BLOG ORLANDO TAMBOSI
Poderíamos ter escapado da polarização política, mas preferimos repetir os velhos problemas. Lygia Maria para a Folha de São Paulo:
Ano
novo, vida nova. Menos para o brasileiro, esse personagem nietzscheano
confinado no conceito de "eterno retorno" —segundo o qual tudo o que já
se viveu será vivido da mesma forma, para sempre. Em matéria de poder,
eis o nosso fardo. Parafraseando o filósofo alemão, "a eterna ampulheta
da política será sempre virada outra vez, e o eleitor com ela, poeirinha
da poeira!".
Jair Bolsonaro,
que se elegeu como epítome de uma tal nova política, repetiu os velhos
conchavos, fisiologismos e maracutaias que viraram tradição nacional. De
novo mesmo, apenas o desvario e a covardia, isso não podemos negar.

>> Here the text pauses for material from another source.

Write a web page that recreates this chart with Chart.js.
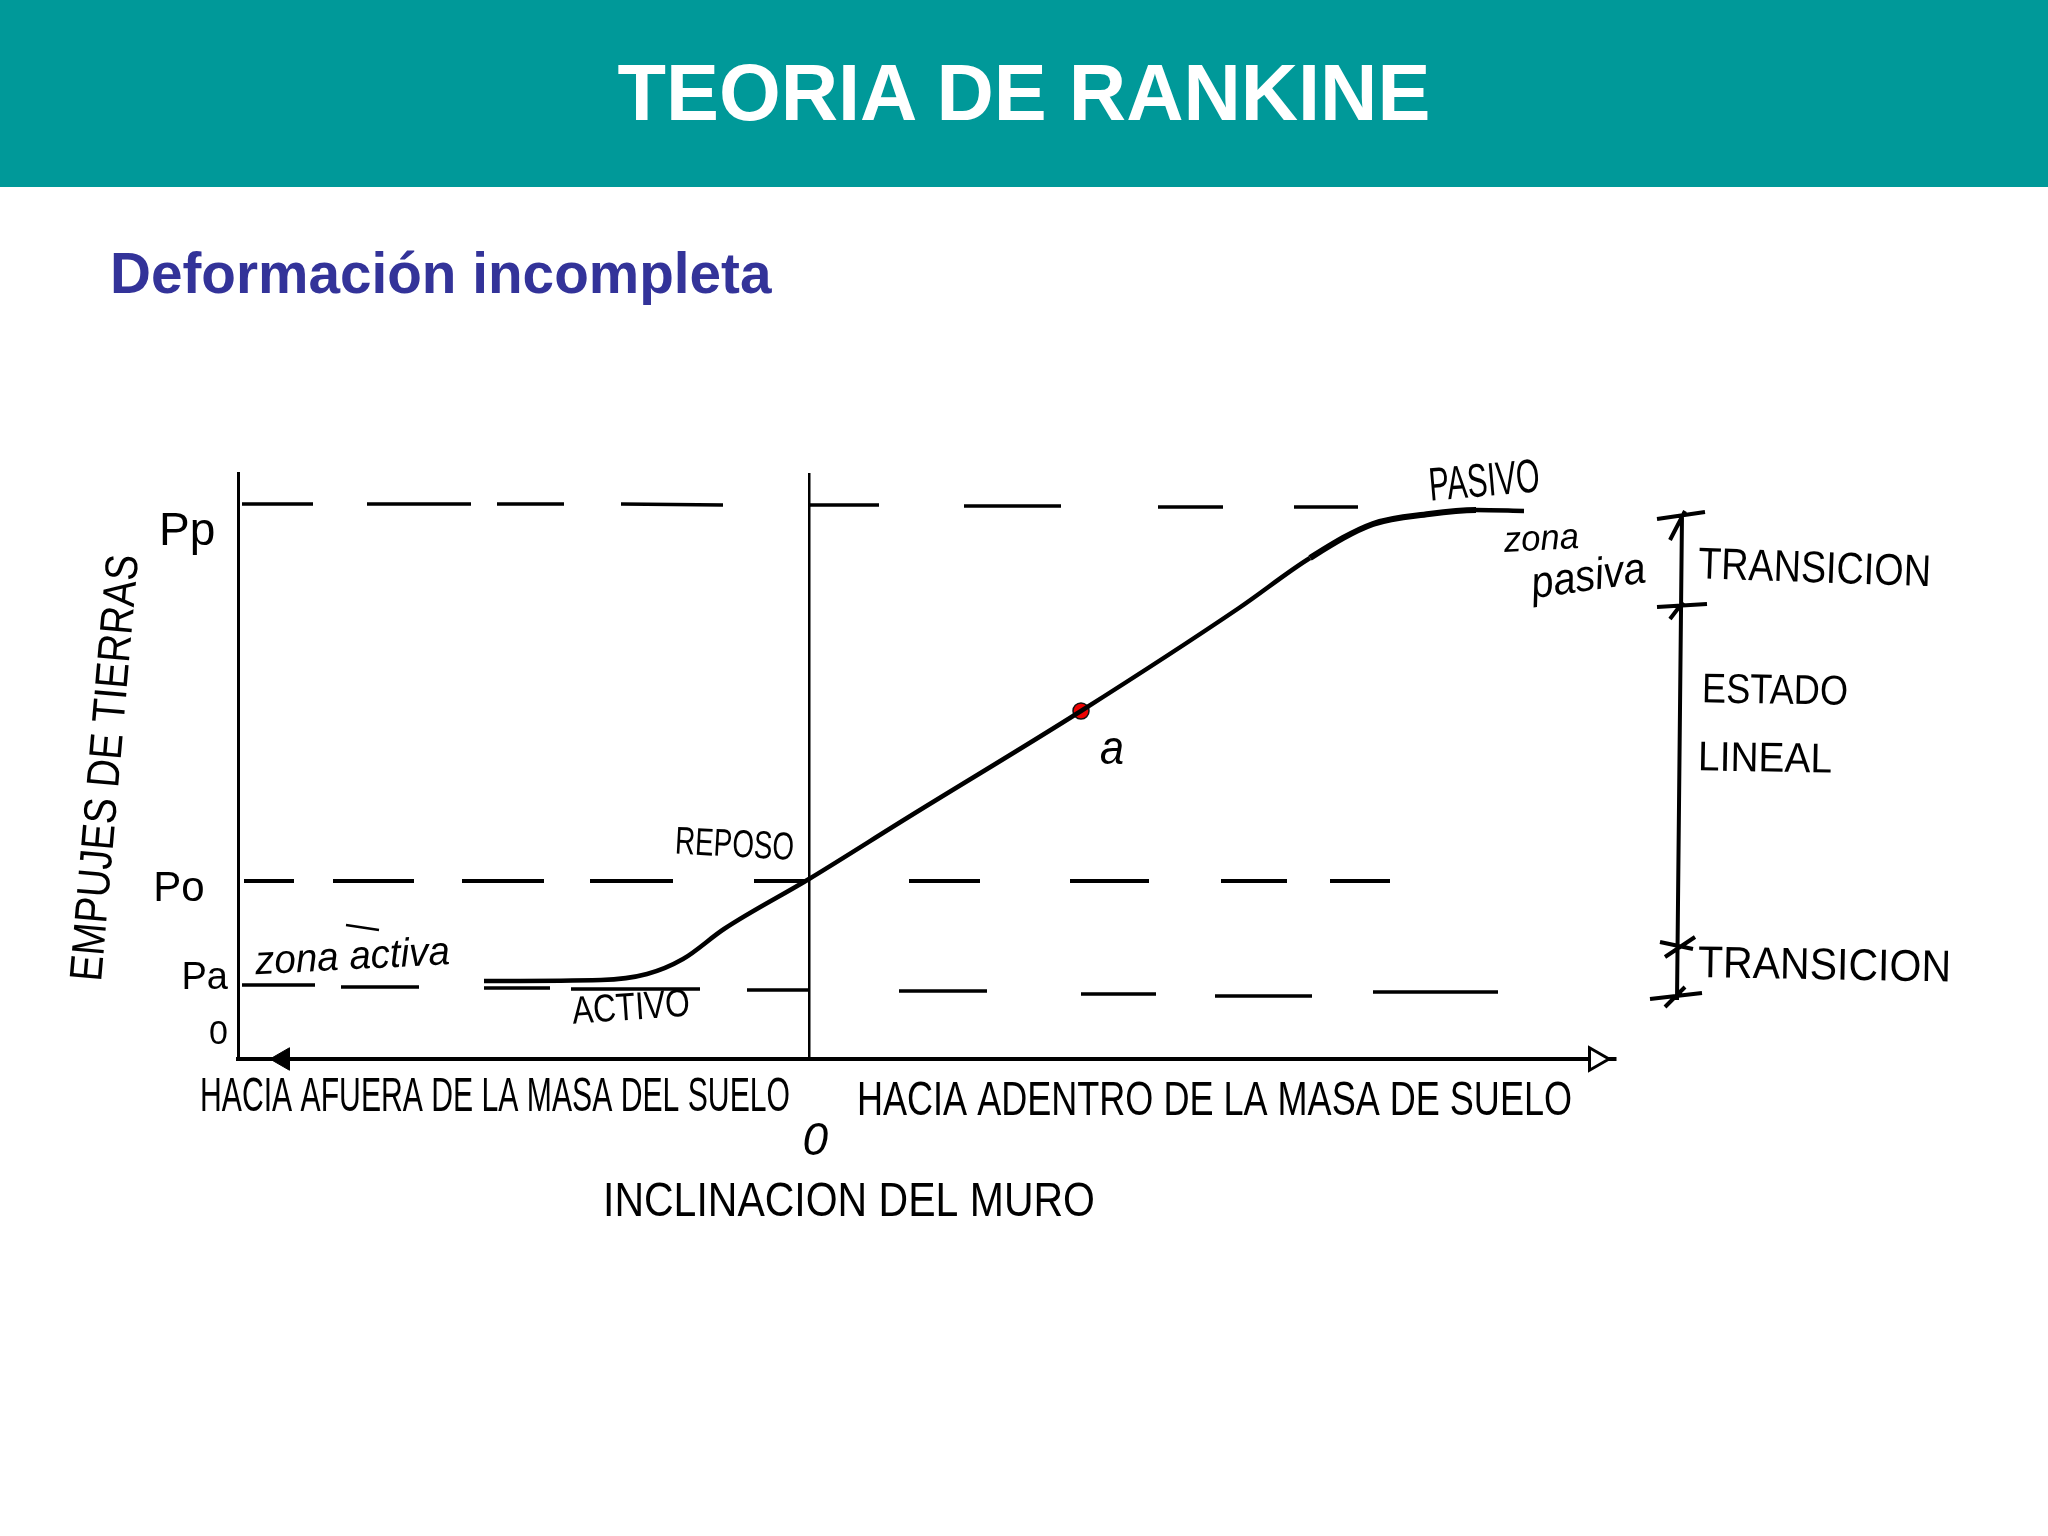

Nunca um presidente proferiu tantos impropérios. Nunca um presidente fugiu do país só para não ceder a faixa ao próximo mandatário —como exigem o espírito republicano e a etiqueta dos civilizados.
"Temos
um novo presidente", dirão. Mas o que aparenta ser atual já chega
defasado. Pelo menos a intenção para a política econômica demonstrada
até agora é uma velha conhecida: o surrado aumento populista de gastos
públicos, a estratégia arcaica dos "campeões nacionais", a caduca
oposição a privatizações.
A
mesmice não assola apenas o campo institucional. No debate público
cotidiano, da conversa de botequim às redes sociais, a polarização
seguirá bradando palavras de ordem, atrapalhando a vida do cidadão que
queria apenas tomar uma cerveja ou rir de um meme em paz.
Nas eleições, tivemos oportunidade para, ao menos, mudar de problemas, mas preferimos manter os antigos.
Um
outro filósofo, agora francês, também falou sobre uma vida baseada na
repetição incessante e sem sentido a partir do mito grego de Sísifo, que
foi condenado a rolar uma rocha até o topo da montanha para, no dia
seguinte, refazer seu martírio sem fim. Albert Camus atesta, com a
metáfora, o absurdo da existência. Contudo aponta uma saída menos
trágica: "é preciso imaginar Sísifo feliz".
Sem ilha de novidade à vista, neste mar eternamente navegado, só nos resta imaginar o brasileiro feliz.